A frustrated sounding Andrew Morton released the 2.6.23-rc6-mm1 kernel as "a 29MB diff against 2.6.23-rc6." Many patches are merged first into Andrew's -mm tree for testing before being pushed to Linus' mainline tree during the merge window. Andrew suggested that the -mm process wasn't working as well as it could:
"It took me over two solid days to get this lot compiling and booting on a few boxes. This required around ninety fixup patches and patch droppings. There are several bugs in here which I know of (details below) and presumably many more which I don't know of. I have to say that this just isn't working any more."
"I'm pleased to announce [the] fourth release of the distributed storage subsystem, which allows [you] to form a storage [block device] on top of remote and local nodes, which in turn can be exported to another storage [block device] as a node to form tree-like storage [block devices]," Evgeniy Polyakov stated on the Linux Kernel mailing list.

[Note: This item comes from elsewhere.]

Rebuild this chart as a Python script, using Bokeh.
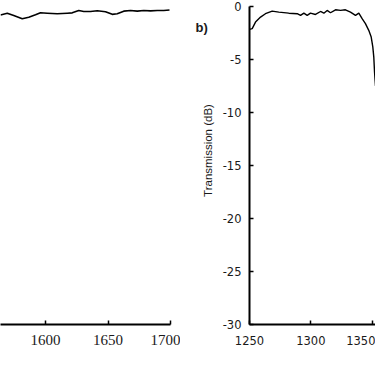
import math
from bokeh.plotting import figure
from bokeh.layouts import row
from bokeh.models import Range1d, FixedTicker, Label
from bokeh.embed import file_html
from bokeh.resources import INLINE

# ---- data: panel a (only right part visible) ----
a_wavelength = [1564.0, 1569.4, 1574.6, 1581.4, 1586.6, 1592.0, 1596.0, 1601.4, 1609.4,
                1617.4, 1621.4, 1626.6, 1630.6, 1636.0, 1641.4, 1648.0, 1653.4, 1657.4,
                1662.6, 1668.0, 1673.4, 1678.6, 1684.0, 1689.4, 1694.6, 1699.2]
a_transmission = [-0.80, -0.63, -0.85, -1.16, -1.01, -0.78, -0.59, -0.63, -0.69,
                  -0.63, -0.60, -0.38, -0.47, -0.47, -0.40, -0.49, -0.74, -0.69,
                  -0.44, -0.38, -0.44, -0.38, -0.41, -0.38, -0.38, -0.33]
a_xticks = [1600, 1650, 1700]

# ---- data: panel b ----
b_wavelength = [1250.0, 1252.2, 1254.9, 1259.0, 1263.0, 1268.5, 1273.9, 1282.0, 1288.9,
                1291.6, 1294.3, 1297.0, 1299.7, 1303.8, 1307.9, 1310.6, 1313.3, 1316.0,
                1320.1, 1324.2, 1328.2, 1332.3, 1336.4, 1339.1, 1341.8, 1344.5, 1347.2,
                1349.2, 1350.5, 1351.3, 1351.9, 1352.4, 1352.7]
b_transmission = [-2.16, -2.09, -1.47, -1.00, -0.68, -0.44, -0.53, -0.63, -0.68,
                  -0.84, -0.63, -0.84, -0.63, -0.75, -0.47, -0.63, -0.37, -0.59,
                  -0.31, -0.37, -0.31, -0.53, -0.84, -0.63, -1.15, -1.62, -2.25,
                  -2.88, -3.81, -4.75, -6.16, -7.0, -7.5]
b_xticks = [1250, 1300, 1350]
b_yticks = [0, -5, -10, -15, -20, -25, -30]
b_ylabel = "Transmission (dB)"
b_tag = "b)"

TXT = "#1a1a1a"

# ---- panel a ----
pa = figure(width=180, height=375, output_backend="svg", toolbar_location=None,
            y_axis_location=None,
            x_range=Range1d(1564, 1700), y_range=Range1d(-30, 0),
            min_border_left=0, min_border_right=10, min_border_top=6, min_border_bottom=51)
pa.line(a_wavelength, a_transmission, line_color="black", line_width=1.6)
pa.grid.visible = False
pa.outline_line_color = None
pa.xaxis.ticker = FixedTicker(ticks=a_xticks)
pa.xaxis.minor_tick_line_color = None
pa.xaxis.major_tick_in = 4
pa.xaxis.major_tick_out = 0
pa.xaxis.axis_line_width = 2
pa.xaxis.major_tick_line_width = 1.5
pa.xaxis.major_label_standoff = 10
pa.xaxis.major_label_text_font = "Liberation Sans Narrow"
pa.xaxis.major_label_text_font_size = "15px"
pa.xaxis.major_label_text_color = TXT

# ---- strip holding the panel b tag and its y-axis title ----
pm = figure(frame_width=36, frame_height=375, output_backend="svg", toolbar_location=None,
            x_axis_location=None, y_axis_location=None,
            x_range=Range1d(0, 36), y_range=Range1d(0, 375),
            min_border_left=0, min_border_right=0, min_border_top=0, min_border_bottom=0)
pm.grid.visible = False
pm.outline_line_color = None
pm.add_layout(Label(x=27, y=231, text=b_ylabel, angle=math.pi / 2,
                    text_align="center", text_baseline="middle",
                    text_font="Liberation Sans", text_font_size="11.5px", text_color=TXT))
pm.add_layout(Label(x=15, y=354.3, text=b_tag, text_align="left",
                    text_baseline="alphabetic", text_font="Liberation Sans",
                    text_font_style="bold", text_font_size="13px", text_color=TXT))

# ---- panel b ----
pb = figure(width=159, height=375, output_backend="svg", toolbar_location=None,
            x_range=Range1d(1250, 1352.7), y_range=Range1d(-30, 0),
            min_border_left=33, min_border_right=0, min_border_top=6, min_border_bottom=49)
pb.line(b_wavelength, b_transmission, line_color="black", line_width=1.4)
pb.grid.visible = False
pb.outline_line_color = None
pb.xaxis.ticker = FixedTicker(ticks=b_xticks)
pb.yaxis.ticker = FixedTicker(ticks=b_yticks)
pb.yaxis.major_label_overrides = {t: str(t) for t in b_yticks}
for ax in (pb.xaxis, pb.yaxis):
    ax.minor_tick_line_color = None
    ax.major_tick_in = 4
    ax.major_tick_out = 0
    ax.axis_line_width = 2
    ax.major_tick_line_width = 1.5
    ax.major_label_text_font = "DejaVu Sans"
    ax.major_label_text_font_size = "11.5px"
    ax.major_label_text_color = TXT
pb.xaxis.major_label_standoff = 11
pb.yaxis.major_label_standoff = 8

layout = row(pa, pm, pb)
open("out.html", "w").write(file_html(layout, INLINE))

The new release includes a new configuration interface and several bug fixes.
Network device driver and SATA subsystem maintainer, Jeff Garzik, was not impressed with the concept, "[distributed block devices] are not very useful, because it still relies on a useful filesystem sitting on top of the DBS." He went on to explain the problem, "it devolves into one of two cases: (1) multi-path much like today's SCSI, with distributed filesystem arbitrarion to ensure coherency, or (2) the filesystem running on top of the DBS is on a single host, and thus, a single point of failure (SPOF)." He proposed instead that time would be better spent developing a POSIX-only distributed filesystem, "in contrast, a distributed filesystem offers far more scalability, eliminates single points of failure, and offers more room for optimization and redundancy across the cluster." Jeff went on to caution, "a distributed filesystem is also much more complex, which is why distributed block devices are so appealing :)" When Lustre was pointed out as an existing option, Jeff noted, "Lustre is tilted far too much towards high-priced storage, and needs improvement before it could be considered for mainline."